An Overview of California Deposition Rules
Navigate California deposition rules. Learn about notice requirements, 7-hour limits, proper objections, and transcript correction procedures.
Navigate California deposition rules. Learn about notice requirements, 7-hour limits, proper objections, and transcript correction procedures.
A deposition in California civil litigation is sworn, out-of-court testimony given by a witness or a party before a court reporter. Attorneys use this process to discover evidence, preserve testimony, and evaluate a witness’s credibility before trial. Since the testimony is given under oath, it is legally binding and usable in court proceedings to support a motion or impeach a witness. The California Code of Civil Procedure (CCP) governs the notice, location, duration, and conduct of these proceedings.
The party taking a deposition must serve a written Notice of Deposition. This notice must state the date, time, place, and name of the deponent, and must be served at least 10 days before the scheduled date, plus additional time for non-personal service. The notice must also include a specific request if the party intends to record the testimony by video or audio, or if the deponent must bring documents or electronically stored information (ESI). For non-party deponents, a deposition subpoena must be served along with the notice to compel their attendance.
Rules govern where a natural person may be compelled to attend a deposition to protect deponents from excessive travel burdens. A party may choose a location that is either within 75 miles of the deponent’s residence or within the county where the lawsuit is pending and within 150 miles of the deponent’s residence. If a party wants to compel attendance at a more distant location, they must file a motion and demonstrate that the interests of justice require it.
The length of most depositions in California is presumptively limited to seven hours of total testimony time. This seven-hour restriction applies to the time spent questioning the witness by all counsel, excluding the witness’s own counsel. The time limit does not apply to depositions of expert witnesses, cases designated as complex, or depositions of the person most qualified to speak for an organization.

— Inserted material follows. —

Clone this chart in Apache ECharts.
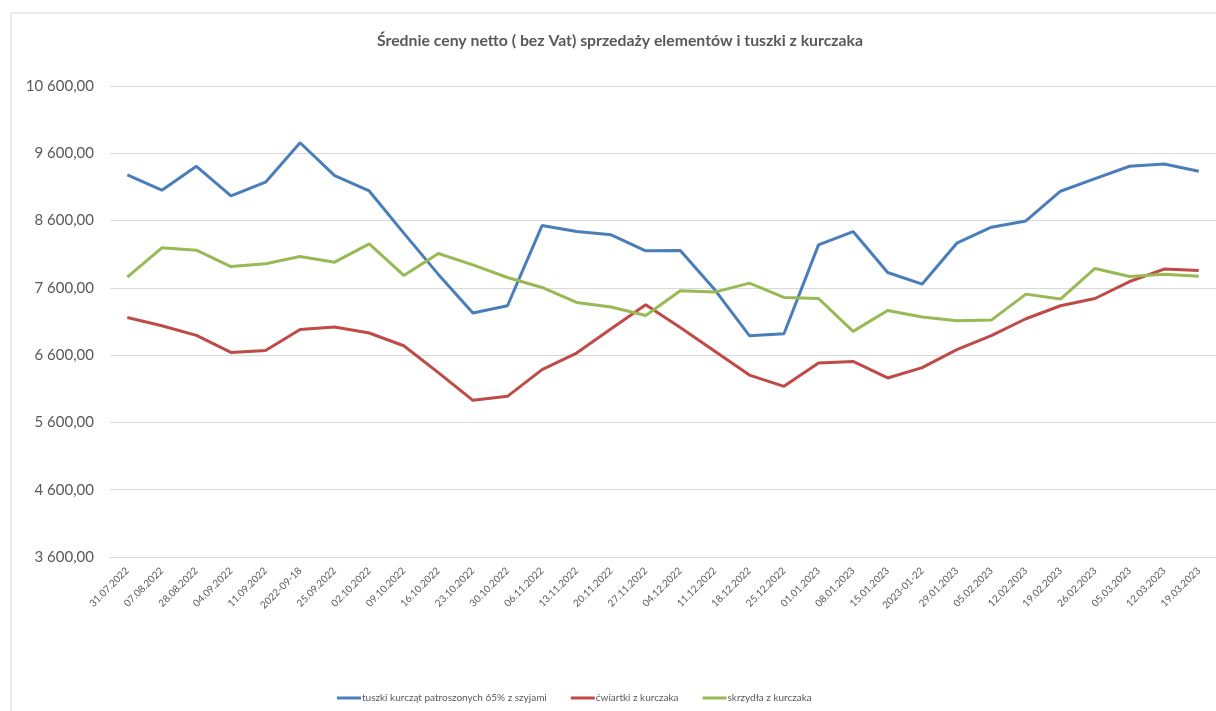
<!DOCTYPE html>
<html>
<head>
<meta charset="utf-8">
<script src="https://cdn.jsdelivr.net/npm/echarts@6/dist/echarts.min.js"></script>
<style>
html,body{margin:0;padding:0;background:#fff;}
#c{width:1216px;height:711px;}
</style>
</head>
<body>
<div id="c"></div>
<script>
const categories = ["31.07.2022","07.08.2022","28.08.2022","04.09.2022","11.09.2022","2022-09-18","25.09.2022","02.10.2022","09.10.2022","16.10.2022","23.10.2022","30.10.2022","06.11.2022","13.11.2022","20.11.2022","27.11.2022","04.12.2022","11.12.2022","18.12.2022","25.12.2022","01.01.2023","08.01.2023","15.01.2023","2023-01-22","29.01.2023","05.02.2023","12.02.2023","19.02.2023","26.02.2023","05.03.2023","12.03.2023","19.03.2023"];
const tuszki = [9278,9051,9407,8966,9170,9757,9268,9040,8413,7800,7226,7334,8526,8437,8388,8150,8155,7571,6889,6919,8239,8437,7828,7656,8264,8502,8595,9036,9223,9407,9441,9333];
const cwiartki = [7160,7037,6893,6641,6670,6982,7018,6929,6740,6340,5928,5988,6384,6631,6993,7349,7012,6659,6304,6136,6484,6507,6261,6414,6681,6889,7141,7334,7442,7694,7879,7859];
const skrzydla = [7760,8195,8160,7917,7957,8066,7982,8254,7784,8110,7942,7754,7606,7383,7315,7190,7557,7537,7671,7457,7442,6953,7264,7166,7111,7121,7507,7433,7888,7769,7804,7774];
const seriesNames = ["tuszki kurcząt patroszonych 65% z szyjami","ćwiartki z kurczaka","skrzydła z kurczaka"];
const colors = ["#4a7ebb","#be4b48","#98b954"];

function fmt(v){
  const s = Math.round(v).toString().replace(/\B(?=(\d{3})+(?!\d))/g, " ");
  return s + ",00";
}

const chart = echarts.init(document.getElementById('c'));
const font = "Lato, 'Open Sans', sans-serif";
chart.setOption({
  backgroundColor: "#fff",
  animation: false,
  graphic: [{
    type: 'rect', silent: true, z: -10,
    shape: {x: 11, y: 13, width: 1240, height: 740},
    style: {fill: 'none', stroke: '#d9d9d9', lineWidth: 1}
  }],
  title: {
    text: "Średnie ceny netto ( bez Vat) sprzedaży elementów i tuszki z kurczaka",
    left: 615, top: 28, textAlign: 'center',
    textStyle: {fontFamily: font, fontSize: 15.8, fontWeight: 'bold', color: '#595959'}
  },
  legend: {
    left: 332, top: 688,
    itemWidth: 24, itemHeight: 3, itemGap: 24,
    icon: 'rect',
    textStyle: {fontFamily: font, fontSize: 10, color: '#595959', padding: [0,0,0,-4]},
    data: seriesNames
  },
  grid: {left: 110, top: 86, width: 1109, height: 471, containLabel: false},
  xAxis: {
    type: 'category', data: categories, boundaryGap: true,
    axisLine: {show: true, lineStyle: {color: '#d9d9d9'}},
    axisTick: {show: false},
    axisLabel: {rotate: 45, fontFamily: font, fontSize: 10, color: '#595959', margin: 12, interval: 0}
  },
  yAxis: {
    type: 'value', min: 3600, max: 10600, interval: 1000,
    axisLine: {show: false}, axisTick: {show: false},
    splitLine: {lineStyle: {color: '#d9d9d9', width: 1}},
    axisLabel: {formatter: fmt, fontFamily: font, fontSize: 15, color: '#595959', margin: 16}
  },
  series: [
    {name: seriesNames[0], type: 'line', data: tuszki, symbol: 'none', lineStyle: {width: 3, color: colors[0]}, itemStyle: {color: colors[0]}},
    {name: seriesNames[1], type: 'line', data: cwiartki, symbol: 'none', lineStyle: {width: 3, color: colors[1]}, itemStyle: {color: colors[1]}},
    {name: seriesNames[2], type: 'line', data: skrzydla, symbol: 'none', lineStyle: {width: 3, color: colors[2]}, itemStyle: {color: colors[2]}}
  ]
});
</script>
</body>
</html>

A court may allow additional time if necessary to fairly examine the deponent, or if the deponent or another person impedes or delays the examination. The scope of questioning during a deposition is broad; it is permitted to ask about any non-privileged matter that is relevant to the subject matter of the action or reasonably calculated to lead to the discovery of admissible evidence. The limits on questioning are primarily procedural and relate to the form of the question or the existence of a privilege.
A deposition must be conducted under the supervision of an authorized officer, who is typically a certified shorthand reporter (CSR). The officer’s duties begin by administering the oath to the deponent, which makes the testimony sworn and legally binding. The officer is responsible for ensuring the accurate, verbatim recording of the testimony, as well as marking and managing any documents or exhibits presented during the proceeding.
The officer must be impartial and cannot be financially interested in the outcome, nor be a relative or employee of any attorney or party. This ensures the integrity of the record. The stenographic transcript is considered the official record, even if the deposition is also recorded by video or audio technology.
Attorneys defending a deponent must object on the record to preserve certain rights for trial. Objections must concern either privilege (such as attorney-client privilege) or the form of the question. Objections to the form, including calling a question vague, ambiguous, or leading, must be made to allow the examining attorney to rephrase and cure the defect. Failure to object regarding privilege or form typically results in a waiver.
Unlike at trial, objections concerning relevancy or materiality are automatically preserved and do not need to be stated on the record. For most objections, the deponent is required to answer the question, and the objection is simply noted for the record. An attorney may instruct a deponent not to answer only in very limited circumstances, such as to preserve a privilege, to enforce a court-ordered limitation, or to halt harassing or abusive conduct.
Once the testimony is complete, the deponent has the right to review the transcript prepared by the court reporter. The deposition officer must notify the deponent and all attending parties when the original transcript is available. The deponent has 30 days from the notice of availability to review, sign, and make any changes to the transcript.
The deponent may make changes to the form or the substance of an answer by submitting an errata sheet or letter to the deposition officer. The original answer must remain in the transcript, and the deponent must state the reason for the correction. The changes made by the deponent can be used by the opposing party to impeach or challenge the witness’s credibility at trial.